Donald Binks wrote:sepiatone wrote:not necessarily, airplanes(or aeroplanes as the vernacular went at that time) ...
Just to set you straight here, and be pedantic.

"Airplane" is a term used in America. The rest of the English speaking world refers to the machines as "aeroplanes". I will concede that the term "aerodrome" is on the way out, having been replaced by "airport".
We here in America are waiting for the rest of the world to catch up to using Airplane.

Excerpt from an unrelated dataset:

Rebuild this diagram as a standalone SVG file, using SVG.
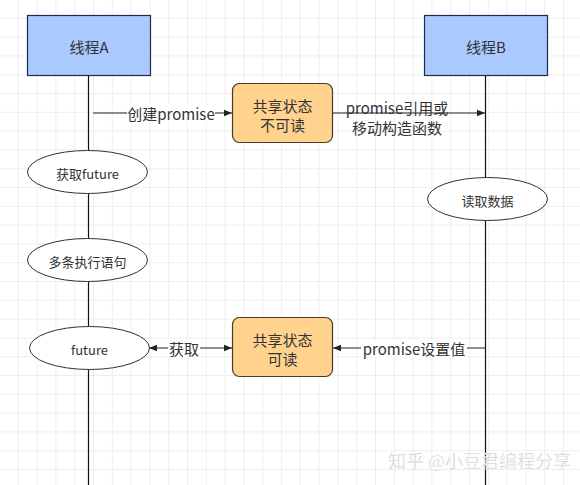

Just kidding. But not to stray off topic from the OP, I think it is an interesting 'inter-use' of terminology. Samuel Langley, one of the Wright Brothers competitors called his actual series of flying model aeroplanes "aerodromes", I've heard "aeroplanist" to mean pilot, "flying machine" usually describing aeroplanes but could also apply to any man made machine that flies ie "helicopters", "kites", "gliders", "dirigibles", "blimps", "hot air balloons". And it doesn't end in aviation, automobiles are not called "motor cars" much anymore but car dealers may refer to themselves as a motor car dealership, perhaps a little more nostalgic harking back to the beginning of automobiles. In the 1979 "Time After Time" Malcolm McDowell can be seen describing a 'motor car' to a black cleaning woman, and she responds ..'you mean a car'.